PENDIDIKAN ANAK DIFABEL

7 Anak Berkebutuhan Khusus Yang Berprestasi

Pendidikan merupakan hal yang terpenting dalam kehidupan kita. Pendidikan mengajarkan kita belajar semua ilmu. Dengan ilmu kita bisa merubah pola pikir kita. Setiap manusia khususnya masyarakat Indonesia berhak memperoleh pendidikan. Pendidikan melepaskan kita dari kungkungan pikiran, memaksa kita untuk berpikir lebih bijak, dan mempertanyakan suatu hal yang memang wajib kita pertanyakan. Hal ini membuat kita sadar akan hak-hak kita di masyarakat.

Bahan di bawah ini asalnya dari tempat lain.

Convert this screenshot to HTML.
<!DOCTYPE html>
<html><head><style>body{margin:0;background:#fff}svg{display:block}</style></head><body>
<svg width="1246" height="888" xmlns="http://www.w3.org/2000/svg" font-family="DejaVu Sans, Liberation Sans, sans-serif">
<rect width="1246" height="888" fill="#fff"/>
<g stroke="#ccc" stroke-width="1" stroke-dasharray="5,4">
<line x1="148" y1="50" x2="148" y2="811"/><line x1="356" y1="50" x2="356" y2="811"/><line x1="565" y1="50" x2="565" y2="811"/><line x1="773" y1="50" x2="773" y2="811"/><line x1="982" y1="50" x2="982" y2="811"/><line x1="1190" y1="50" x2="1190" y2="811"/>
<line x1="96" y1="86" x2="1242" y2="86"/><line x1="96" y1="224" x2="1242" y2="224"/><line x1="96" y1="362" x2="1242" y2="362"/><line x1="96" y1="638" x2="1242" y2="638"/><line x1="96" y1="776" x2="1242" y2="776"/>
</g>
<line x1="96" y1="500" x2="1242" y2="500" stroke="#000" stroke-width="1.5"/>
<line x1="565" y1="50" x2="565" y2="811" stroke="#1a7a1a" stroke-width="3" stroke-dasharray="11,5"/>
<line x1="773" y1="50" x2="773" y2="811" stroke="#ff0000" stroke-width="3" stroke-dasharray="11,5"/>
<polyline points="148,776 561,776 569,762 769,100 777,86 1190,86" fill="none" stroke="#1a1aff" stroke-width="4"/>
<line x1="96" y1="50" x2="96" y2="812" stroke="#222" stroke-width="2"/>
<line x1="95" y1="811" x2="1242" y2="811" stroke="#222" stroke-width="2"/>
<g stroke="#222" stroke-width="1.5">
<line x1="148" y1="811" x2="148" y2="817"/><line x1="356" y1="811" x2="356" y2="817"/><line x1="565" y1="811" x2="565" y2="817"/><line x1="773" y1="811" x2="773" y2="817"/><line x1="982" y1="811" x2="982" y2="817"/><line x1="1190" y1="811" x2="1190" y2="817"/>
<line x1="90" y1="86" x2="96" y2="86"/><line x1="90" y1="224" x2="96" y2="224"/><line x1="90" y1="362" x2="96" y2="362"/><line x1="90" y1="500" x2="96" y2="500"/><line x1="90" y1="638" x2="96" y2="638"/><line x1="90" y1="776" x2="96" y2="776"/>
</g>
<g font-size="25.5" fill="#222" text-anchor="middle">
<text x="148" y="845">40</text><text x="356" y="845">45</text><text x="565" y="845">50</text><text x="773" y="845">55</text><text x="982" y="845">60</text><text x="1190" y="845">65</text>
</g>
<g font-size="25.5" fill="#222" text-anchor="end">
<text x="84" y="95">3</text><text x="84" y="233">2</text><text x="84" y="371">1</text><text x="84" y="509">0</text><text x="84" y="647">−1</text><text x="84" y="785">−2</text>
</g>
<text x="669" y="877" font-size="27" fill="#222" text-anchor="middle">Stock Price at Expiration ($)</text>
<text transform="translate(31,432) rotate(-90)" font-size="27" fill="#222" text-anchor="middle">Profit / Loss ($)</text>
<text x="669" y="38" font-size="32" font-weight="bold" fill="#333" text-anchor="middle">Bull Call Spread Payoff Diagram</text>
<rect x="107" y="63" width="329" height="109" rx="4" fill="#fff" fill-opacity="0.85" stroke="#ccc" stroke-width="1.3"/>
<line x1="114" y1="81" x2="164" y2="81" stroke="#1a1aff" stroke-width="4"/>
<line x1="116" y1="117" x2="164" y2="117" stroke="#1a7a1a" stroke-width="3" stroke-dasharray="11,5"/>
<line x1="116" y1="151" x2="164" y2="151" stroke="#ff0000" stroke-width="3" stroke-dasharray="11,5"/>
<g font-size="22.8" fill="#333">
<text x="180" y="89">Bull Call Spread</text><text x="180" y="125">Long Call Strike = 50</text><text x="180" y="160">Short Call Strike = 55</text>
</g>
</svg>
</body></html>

Ki Hajar Dewantara, pendidik asli Indonesia, menteri pendidikan pertama nasional Republik Indonesia  melihat manusia lebih pada sisi kehidupan psikologinya. Menurut Ki Hajar Dewantara manusia memiliki daya jiwa yaitu cipta, rasa, dan karsa. Pengembangan manusia seutuhnya menuntut pengembangan semua daya secara seimbang. Pengembangan yang terlalu menitikberatkan pada satu daya saja akan menghasilkan ketidakutuhan perkembangan sebagai manusia. Beliau mengatakan bahwa pendidikan yang menekankan pada aspek intelektual belaka hanya akan menjauhkan peserta didik dari masyarakatnya. Dan ternyata pendidikan sampai sekarang ini hanya menekankan pada pengembangan daya cipta, dan kurang memperhatikan pengembangan olah rasa dan karsa. Jika berlanjut terus akan menjadikan manusia kurang humanis atau manusiawi.

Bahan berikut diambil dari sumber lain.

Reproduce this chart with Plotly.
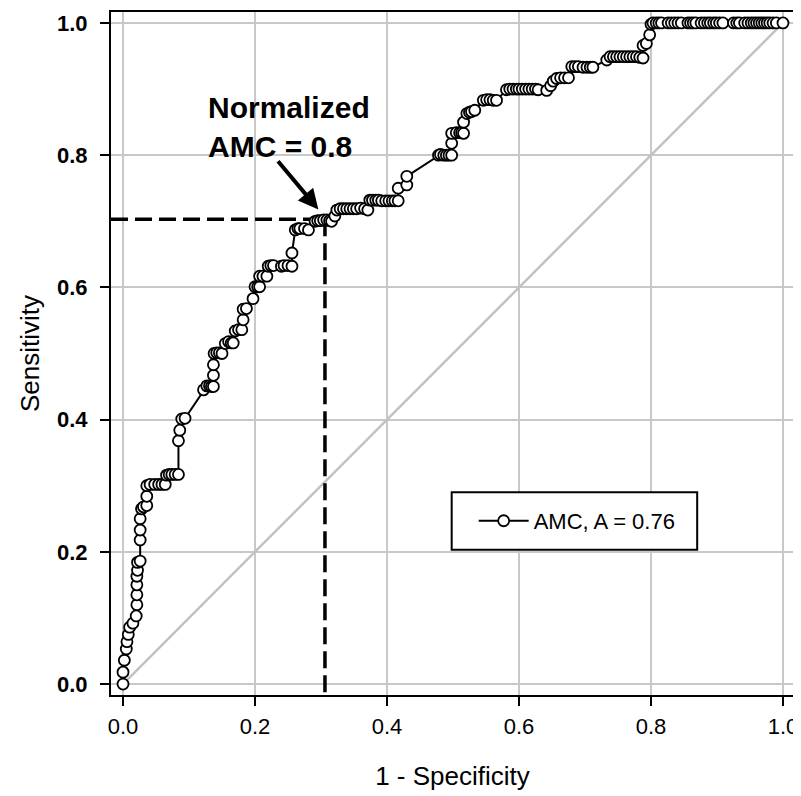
import plotly.graph_objects as go

# ROC curve points (1 - specificity, sensitivity)
FPR = [0.000, 0.000, 0.002, 0.005, 0.006, 0.008, 0.010, 0.015, 0.020, 0.021,
       0.021, 0.021, 0.021, 0.022, 0.022, 0.026, 0.026, 0.026, 0.026, 0.028,
       0.031, 0.036, 0.036, 0.036, 0.041, 0.048, 0.054, 0.059, 0.064, 0.066,
       0.070, 0.074, 0.079, 0.084, 0.084, 0.086, 0.089, 0.094,
       0.122, 0.127, 0.131, 0.134, 0.137, 0.137, 0.137, 0.138, 0.142, 0.146,
       0.150, 0.155, 0.160, 0.164, 0.167, 0.170, 0.175, 0.180, 0.182, 0.182,
       0.187, 0.197, 0.200, 0.204, 0.207, 0.207, 0.212, 0.218, 0.220, 0.224,
       0.228, 0.240, 0.244, 0.250, 0.256, 0.256, 0.261, 0.265, 0.268, 0.275,
       0.281, 0.291, 0.295, 0.299, 0.304, 0.309, 0.313, 0.316, 0.321, 0.324,
       0.329, 0.334, 0.339, 0.344, 0.349, 0.354, 0.360, 0.366, 0.371, 0.374,
       0.378, 0.383, 0.387, 0.392, 0.398, 0.403, 0.408, 0.412, 0.417, 0.417,
       0.430, 0.430,
       0.478, 0.481, 0.486, 0.490, 0.494, 0.498, 0.498, 0.498, 0.505, 0.510,
       0.513, 0.516, 0.516, 0.521, 0.525, 0.528, 0.533,
       0.546, 0.551, 0.556, 0.561, 0.566,
       0.581, 0.586, 0.591, 0.596, 0.600, 0.605, 0.610, 0.615, 0.620, 0.625,
       0.629, 0.642, 0.648, 0.652, 0.657, 0.663, 0.669, 0.675, 0.680, 0.685,
       0.690, 0.697, 0.703, 0.708, 0.712,
       0.733, 0.738, 0.743, 0.748, 0.753, 0.758, 0.763, 0.768, 0.773, 0.778,
       0.783, 0.788, 0.788, 0.793, 0.798, 0.800,
       0.803, 0.808, 0.812, 0.816, 0.826, 0.831, 0.836, 0.841, 0.846, 0.856,
       0.860, 0.864, 0.868, 0.876, 0.881, 0.886, 0.890, 0.895, 0.899, 0.904,
       0.909, 0.925, 0.930, 0.934, 0.942, 0.947, 0.952, 0.956, 0.960, 0.964,
       0.968, 0.972, 0.976, 0.980, 0.985, 0.990, 1.000]

TPR = [0.000, 0.018, 0.036, 0.053, 0.064, 0.075, 0.086, 0.092, 0.103, 0.120,
       0.135, 0.150, 0.163, 0.172, 0.184, 0.186, 0.218, 0.233, 0.250, 0.265,
       0.268, 0.270, 0.284, 0.300, 0.302, 0.302, 0.302, 0.302, 0.302, 0.316,
       0.317, 0.317, 0.317, 0.317, 0.368, 0.384, 0.401, 0.402,
       0.445, 0.451, 0.451, 0.450, 0.450, 0.467, 0.483, 0.500, 0.501, 0.501,
       0.500, 0.515, 0.518, 0.516, 0.516, 0.534, 0.536, 0.536, 0.551, 0.567,
       0.568, 0.583, 0.601, 0.601, 0.601, 0.617, 0.617, 0.617, 0.632, 0.633,
       0.633, 0.632, 0.633, 0.633, 0.632, 0.652, 0.687, 0.689, 0.689, 0.689,
       0.687, 0.700, 0.701, 0.701, 0.702, 0.702, 0.701, 0.700, 0.708, 0.717,
       0.719, 0.719, 0.719, 0.719, 0.719, 0.719, 0.720, 0.719, 0.717, 0.732,
       0.732, 0.732, 0.732, 0.731, 0.731, 0.731, 0.731, 0.731, 0.731, 0.750,
       0.755, 0.768,
       0.800, 0.801, 0.800, 0.800, 0.800, 0.800, 0.818, 0.833, 0.834, 0.834,
       0.834, 0.833, 0.850, 0.863, 0.865, 0.866, 0.868,
       0.883, 0.884, 0.884, 0.883, 0.883,
       0.899, 0.900, 0.900, 0.900, 0.900, 0.900, 0.900, 0.900, 0.900, 0.900,
       0.899, 0.898, 0.905, 0.912, 0.916, 0.917, 0.917, 0.917, 0.934, 0.934,
       0.934, 0.933, 0.933, 0.933, 0.933,
       0.944, 0.949, 0.949, 0.949, 0.949, 0.949, 0.949, 0.949, 0.949, 0.949,
       0.948, 0.947, 0.966, 0.969, 0.982, 0.998,
       1.000, 1.000, 1.000, 1.000, 1.000, 1.000, 1.000, 1.000, 1.000, 1.000,
       1.000, 1.000, 1.000, 1.000, 1.000, 1.000, 1.000, 1.000, 1.000, 1.000,
       1.000, 1.000, 1.000, 1.000, 1.000, 1.000, 1.000, 1.000, 1.000, 1.000,
       1.000, 1.000, 1.000, 1.000, 1.000, 1.000, 1.000]

CHANCE_X = [0.0, 1.0]
CHANCE_Y = [0.0, 1.0]

CUT_FPR = 0.306
CUT_TPR = 0.703

TICK_VALS = [0.0, 0.2, 0.4, 0.6, 0.8, 1.0]
TICK_TEXT = ["0.0", "0.2", "0.4", "0.6", "0.8", "1.0"]

SERIES_NAME = "AMC, A = 0.76"
NOTE_LINES = ["Normalized", "AMC = 0.8"]

X_RANGE = [-0.0182, 1.0167]
Y_RANGE = [-0.0166, 1.0166]

FONT = "Arial, 'Liberation Sans', sans-serif"

fig = go.Figure()

fig.add_trace(go.Scatter(x=CHANCE_X, y=CHANCE_Y, mode="lines",
                         line=dict(color="#c2c2c2", width=2.5),
                         showlegend=False, hoverinfo="skip"))

fig.add_trace(go.Scatter(x=[X_RANGE[0], CUT_FPR], y=[CUT_TPR, CUT_TPR], mode="lines",
                         line=dict(color="black", width=3.5, dash="17px,7px"),
                         showlegend=False, hoverinfo="skip", cliponaxis=False))
fig.add_trace(go.Scatter(x=[CUT_FPR, CUT_FPR], y=[CUT_TPR, Y_RANGE[0]], mode="lines",
                         line=dict(color="black", width=3.5, dash="17px,7px"),
                         showlegend=False, hoverinfo="skip", cliponaxis=False))

fig.add_trace(go.Scatter(x=FPR, y=TPR, mode="lines+markers", name=SERIES_NAME,
                         line=dict(color="black", width=2),
                         marker=dict(symbol="circle", size=11, color="white",
                                     line=dict(color="black", width=1.8))))

axis_common = dict(
    tickvals=TICK_VALS, ticktext=TICK_TEXT,
    ticks="outside", ticklen=9, tickwidth=2, tickcolor="black",
    showline=True, linewidth=2, linecolor="black", mirror=True,
    showgrid=True, gridcolor="#c8c8c8", gridwidth=2,
    zeroline=False, automargin=False,
)

fig.update_xaxes(range=X_RANGE, title=dict(text="1 - Specificity", standoff=28,
                 font=dict(family=FONT, size=26, color="black")),
                 tickfont=dict(family=FONT, size=22, color="black"),
                 ticklabelstandoff=2, **axis_common)
fig.update_yaxes(range=Y_RANGE, title=dict(text="Sensitivity", standoff=10,
                 font=dict(family=FONT, size=26, color="black")),
                 tickfont=dict(family=FONT, size=22, color="black", weight="bold"),
                 ticklabelstandoff=8, **axis_common)

fig.add_shape(type="rect", xref="x", yref="y", x0=0.498, x1=0.870, y0=0.203, y1=0.290,
              line=dict(color="black", width=2), fillcolor="white", layer="between")

fig.add_annotation(x=0.296, y=0.718, ax=0.233, ay=0.793, xref="x", yref="y",
                   axref="x", ayref="y", text="", showarrow=True,
                   arrowhead=2, arrowsize=1.0, arrowwidth=4, arrowcolor="black")
fig.add_annotation(x=0.125, y=0.842, xref="x", yref="y",
                   text="<br>".join("<b>" + s + "</b>" for s in NOTE_LINES),
                   showarrow=False, xanchor="left", yanchor="middle", align="left",
                   font=dict(family=FONT, size=30, color="black"))

# the page body has an 8px margin; offset the figure so the frame lands where the reference has it
fig.update_layout(
    width=793, height=788,
    margin=dict(l=103, r=7, t=4, b=101),
    paper_bgcolor="white", plot_bgcolor="white",
    font=dict(family=FONT, color="black"),
    showlegend=True,
    legend=dict(x=0.531, y=0.2548, xanchor="left", yanchor="middle",
                itemwidth=50,
                bgcolor="rgba(0,0,0,0)", borderwidth=0,
                font=dict(family=FONT, size=22, color="black")),
)

fig.write_html("out.html")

Seseorang yang mampu berkembang secara utuh dan selaras dari segala aspek kemanusiaannya mampu menghargai dan menghormati kemanusiaan setiap orang. Oleh karena itu bagi Ki Hajar Dewantara pepatah ini sangat tepat yaitu ‘educate the head, the heart, and the hand’.

Nilai-nilai kemanusiaan yang kurang humanis dalam pendidikan memunculkan kondisi yang memprihatinkan bagi anak-anak difabel.

 

Konsep Difabel

Istilah difabel merupakan kependekan dari istilah ‘different abilities people’  (orang dengan kemampuan khusus atau berbeda). Dengan istilah difabel, masyarakat diajak untuk merekonstruksi nilai-nilai sebelumnya, yang semula memandang kondisi cacat atau tidak normal sebagai kekurangan atau ketidakmampuan menjadi pemahaman terhadap difabel sebagai manusia dengan kondisi fisik berbeda yang mampu melakukan aktivitas dengan cara dan pencapaian yang berbeda pula.

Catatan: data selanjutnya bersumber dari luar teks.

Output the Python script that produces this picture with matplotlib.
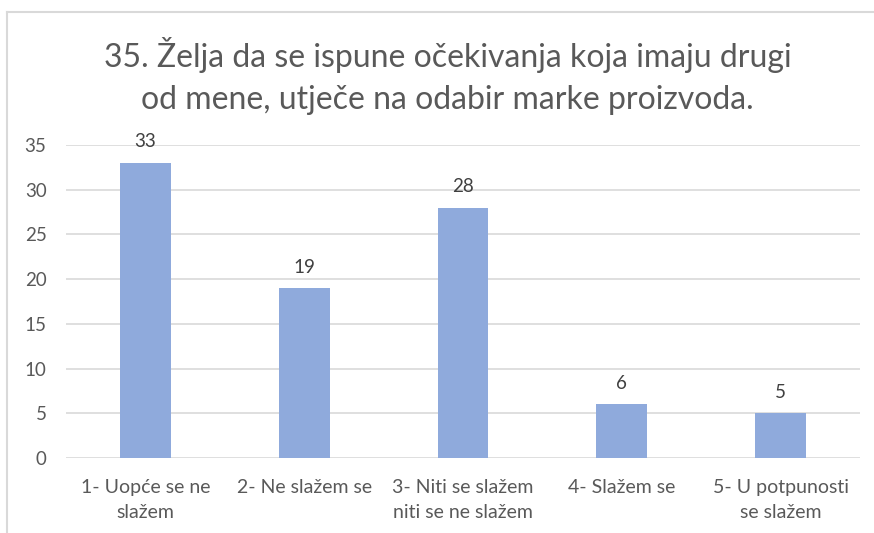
import matplotlib.pyplot as plt
from matplotlib.lines import Line2D

categories = [
    "1- Uopće se ne\nslažem",
    "2- Ne slažem se",
    "3- Niti se slažem\nniti se ne slažem",
    "4- Slažem se",
    "5- U potpunosti\nse slažem",
]
counts = [33, 19, 28, 6, 5]
y_ticks = [0, 5, 10, 15, 20, 25, 30, 35]

title = "35. Želja da se ispune očekivanja koja imaju drugi\nod mene, utječe na odabir marke proizvoda."

plt.rcParams["font.family"] = ["Lato", "DejaVu Sans"]

fig = plt.figure(figsize=(8.74, 5.33), dpi=100)
ax = fig.add_axes([0.0755, 0.1407, 0.9085, 0.5873])

x = range(len(categories))
ax.bar(x, counts, width=0.32, color="#8FAADC", zorder=3)
for xi, v in zip(x, counts):
    ax.annotate(str(v), (xi, v), xytext=(0, 9), textcoords="offset points",
                ha="center", va="bottom", fontsize=13.5, color="#404040")

ax.set_xlim(-0.5, len(categories) - 0.5)
ax.set_ylim(0, 35)
ax.set_yticks(y_ticks)
ax.set_xticks(list(x))
ax.set_xticklabels(categories, fontsize=14, color="#595959", linespacing=1.55)
ax.tick_params(axis="y", labelsize=13.5, labelcolor="#595959", length=0, pad=14)
ax.tick_params(axis="x", length=0, pad=15)
ax.grid(axis="y", color="#D9D9D9", linewidth=1.2, zorder=0)
for s in ax.spines.values():
    s.set_visible(False)

fig.text(0.512, 0.857, title, ha="center", va="center", fontsize=23,
         color="#595959", linespacing=1.5)

# outer chart frame (top and left edges)
fig.add_artist(Line2D([6.5 / 874, 1], [1 - 12 / 533, 1 - 12 / 533],
                      transform=fig.transFigure, color="#D9D9D9", lw=1.5))
fig.add_artist(Line2D([6.5 / 874, 6.5 / 874], [0, 1 - 12 / 533],
                      transform=fig.transFigure, color="#D9D9D9", lw=1.5))

fig.savefig("out.png", dpi=100)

Dengan pemahaman baru seperti itu masyarakat diharapkan tidak lagi memandang rendah  difabel sebagai manusia yang hanya memiliki kekurangan dan ketidakmampuan. Sebaliknya, para difabel, sebagaimana layaknya manusia umumnya, juga memiliki potensi dan sikap positif terhadap lingkungannya. Difabel masih memiliki kemampuan dalam berpikir, berpendapat, bermental kuat, dan berbakat dalam minatnya masing-masing.

Undang-Undang

a.       UUD 1945 Pasal 28 C ayat (1)

“Setiap orang berhak mengembangkan diri melalui pemenuhan kebutuhan dasarnya, berhak mendapat pendidikan, dan memperoleh manfaat dari ilmu pengetahuan dan teknologi, seni, dan budaya, demi meningkatkan kualitas hidupnya dan demi kesejahteraan umat manusia.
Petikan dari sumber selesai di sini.